- Origin: Los Angeles, California, U.S.
- Genres: Industrial metal
- Years active: 1996–1998
- Labels: Nothing
- Spinoffs: Halford
- Members: Rob Halford Bob Marlette John 5 Ray Riendeau Sid Riggs James Woolley

= Two (metal band) =

English/American industrial metal band

Two was an English-American industrial metal band, formed by former Judas Priest lead singer Rob Halford after the break-up of his previous band Fight.

== History ==
Halford and guitarist John 5 formed the band in 1996 under the name Gimp and would record an album's worth of demos. While attending Mardi Gras in New Orleans, Halford met Trent Reznor and presented him a copy of the material, which in return, Reznor stepped in as producer and released it under his Nothing Records label. Upon discovering that another band was using the Gimp name, the group was redubbed 2wo. In March 1998, the album Voyeurs was released. It sold poorly and was not well received. After a headlining tour, 2wo disbanded and John 5 would join Marilyn Manson.
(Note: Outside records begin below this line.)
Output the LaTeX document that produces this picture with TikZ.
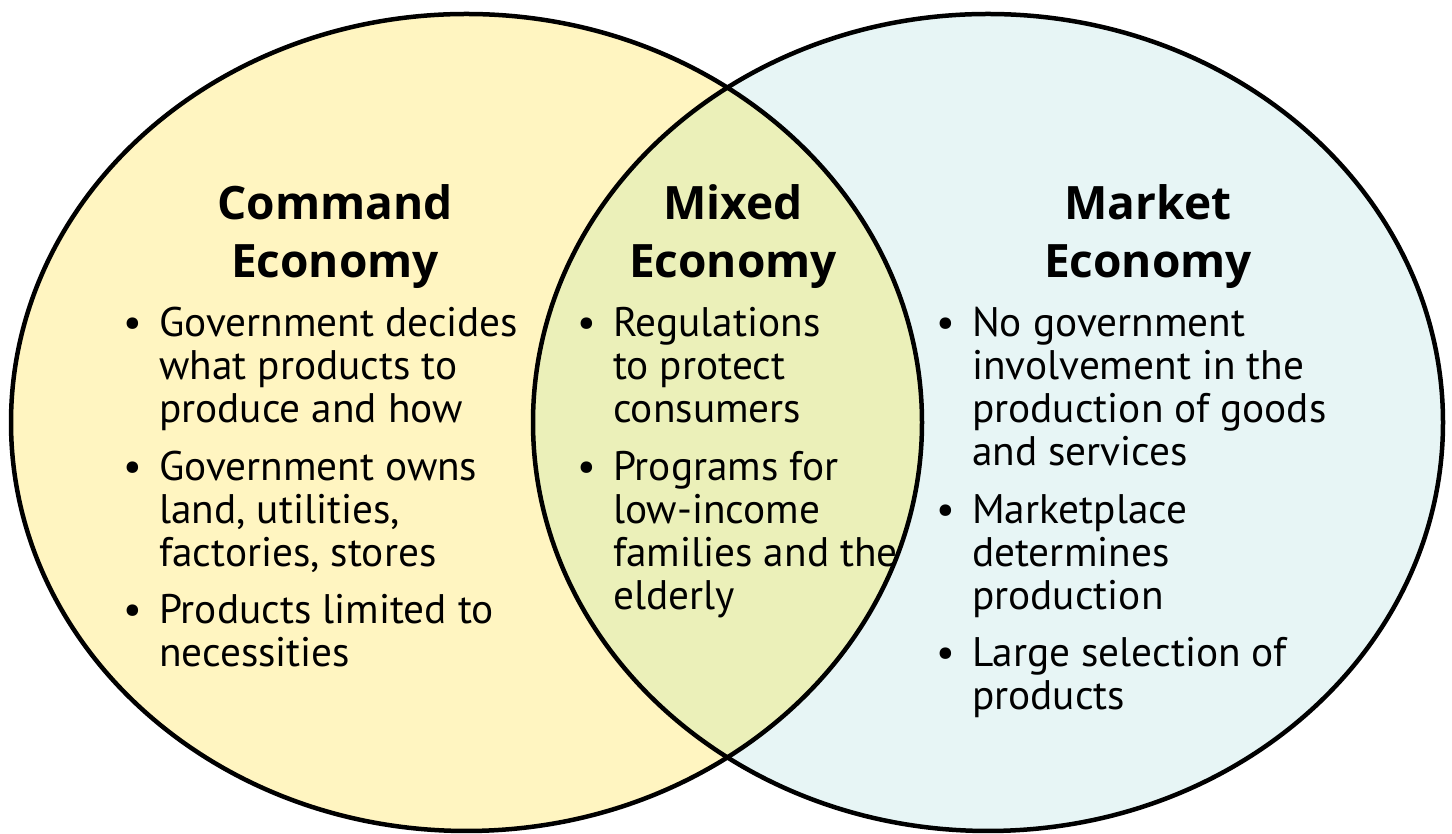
\documentclass[tikz,border=0pt]{standalone}
\usepackage{fontspec}
\setmainfont{PT Sans}
\newfontfamily\titlefont{Open Sans}
\definecolor{cmdfill}{RGB}{255,245,193}
\definecolor{mktfill}{RGB}{231,245,245}
\definecolor{mixfill}{RGB}{235,240,185}
\begin{document}
\begin{tikzpicture}[x=1pt,y=1pt,
  title/.style={align=center,anchor=base,font=\titlefont\bfseries\fontsize{46}{58}\selectfont},
  item/.style={align=left,anchor=base west,inner sep=0pt,font=\fontsize{41.3}{43}\selectfont},
  outline/.style={draw=black,line width=4.5pt}]
\useasboundingbox (0,0) rectangle (1452,834);
\fill[white] (0,0) rectangle (1452,834);
\coordinate (lc) at (466.5,411.5);
\coordinate (rc) at (988,411.5);
\fill[cmdfill] (lc) ellipse [x radius=455.5, y radius=408.5];
\fill[mktfill] (rc) ellipse [x radius=455, y radius=408.5];
\begin{scope}
  \clip (lc) ellipse [x radius=455.5, y radius=408.5];
  \fill[mixfill] (rc) ellipse [x radius=455, y radius=408.5];
\end{scope}
\draw[outline] (lc) ellipse [x radius=455.5, y radius=408.5];
\draw[outline] (rc) ellipse [x radius=455, y radius=408.5];
% titles (anchor base = baseline of the last line)
\node[title] (tcmd) at (335,556) {Command\\Economy};
\node[title] (tmix) at (733,556) {Mixed\\Economy};
\node[title] (tmkt) at (1148,556) {Market\\Economy};
% bullets
\newcommand{\bul}{\llap{\textbullet\hspace{17pt}}}
\node[item] (c1) at (159,411) {\bul Government decides\\what products to\\produce and how};
\node[item] (c2) at (159,267) {\bul Government owns\\land, utilities,\\factories, stores};
\node[item] (c3) at (159,167) {\bul Products limited to\\necessities};
\node[item] (m1) at (613,411) {\bul Regulations\\to protect\\consumers};
\node[item] (m2) at (613,224) {\bul Programs for\\low-income\\families and the\\elderly};
\node[item] (k1) at (972,368) {\bul No government\\involvement in the\\production of goods\\and services};
\node[item] (k2) at (972,224) {\bul Marketplace\\determines\\production};
\node[item] (k3) at (972,124) {\bul Large selection of\\products};
\end{tikzpicture}
\end{document}
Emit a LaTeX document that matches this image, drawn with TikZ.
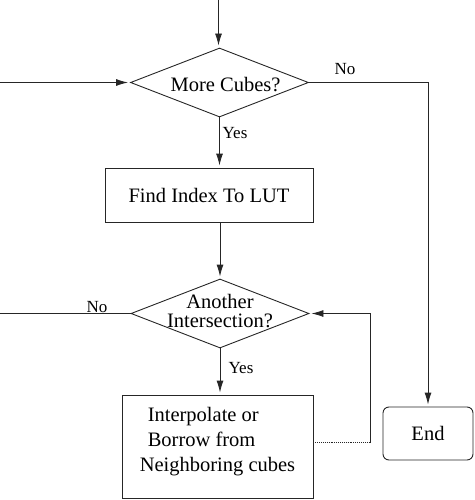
\documentclass[tikz,border=0pt]{standalone}
\usepackage{fontspec}
\setmainfont{Liberation Serif}
\usetikzlibrary{arrows.meta,shapes.geometric}
\begin{document}
\begin{tikzpicture}[x=1pt,y=-1pt,
  every node/.style={font=\fontsize{20.5}{25}\selectfont},
  line/.style={line width=0.9pt, draw=black!85},
  arr/.style={line, -{Latex[length=12pt,width=7pt]}, shorten >=2pt},
  dec/.style={draw=black!85, line width=0.9pt, diamond, minimum width=178pt, minimum height=69pt, inner sep=0pt},
  proc/.style={draw=black!85, line width=0.9pt, rectangle, inner sep=0pt},
  lbl/.style={font=\fontsize{17}{20}\selectfont, inner sep=0pt}]
\useasboundingbox (0,0) rectangle (474,500);
\coordinate (start) at (218.5,0);
\coordinate (lf) at (-5,0);
\coordinate (fb) at (370,0);
\node[dec, label={[xshift=6pt,yshift=-2pt]center:More Cubes?}] (d1) at (219.5,82.5) {};
\node[proc, minimum width=208pt, minimum height=54pt] (b1) at (209,195) {Find Index To LUT};
\node[dec, label={[align=center, font=\fontsize{20.5}{19}\selectfont, yshift=2pt]center:Another\\Intersection?}] (d2) at (220,313.5) {};
\node[proc, minimum width=191pt, minimum height=103pt,
  label={[align=left, yshift=5pt]center:\hspace*{8pt}Interpolate or\\\hspace*{8pt}Borrow from\\Neighboring cubes}] (b2) at (217.5,446.5) {};
\node[proc, rounded corners=6pt, minimum width=90pt, minimum height=53pt] (e) at (428,433.5) {End};
\node[lbl] (no1) at (345,69) {No};
\node[lbl] (yes1) at (235,133) {Yes};
\node[lbl] (no2) at (97,307) {No};
\node[lbl] (yes2) at (241,368) {Yes};
\draw[arr] (start) -- (start |- d1.north);
\draw[arr] (d1.south) -- (d1.south |- b1.north);
\draw[arr] (d2.north |- b1.south) -- (d2.north);
\draw[arr] (d2.south) -- (d2.south |- b2.north);
\draw[arr] (d1.east) -| (e.north);
\draw[arr] (d2.west) -- (d2.west -| lf) -- (d1.west -| lf) -- (d1.west);
\draw[line, densely dotted] ([yshift=4pt]b2.east) -- ([yshift=4pt]b2.east -| fb);
\draw[arr] ([yshift=4pt]b2.east -| fb) -- (d2.east -| fb) -- (d2.east);
\end{tikzpicture}
\end{document}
Halford initially began demos for a follow-up album, but eventually called the band quits and would use the material for his next band Halford.

== Discography ==
=== Studio albums ===

Logo

| Title | Album details | Peak chart positions | Sales |
US
| Voyeurs | Released: 1998; Label: Nothing Records; Formats: CD, CS; | 176 | US: 47,000+; |

=== Singles ===

| Year | Title | US Main. Rock | Album |
| 1998 | "I Am a Pig" | 22 | Voyeurs |
| "Deep in the Ground" | — |

== Videography ==
Halford hired porn director Chi Chi Larue to direct the video for the first single, "I Am a Pig". This video featured grainy S&M scenes of the band and various porn stars, including a few brief glimpses of Janine Lindemulder, in a sex dungeon. It also incorporates some of the album's artwork into the concept. It was not widely shown because of its content, but was not banned.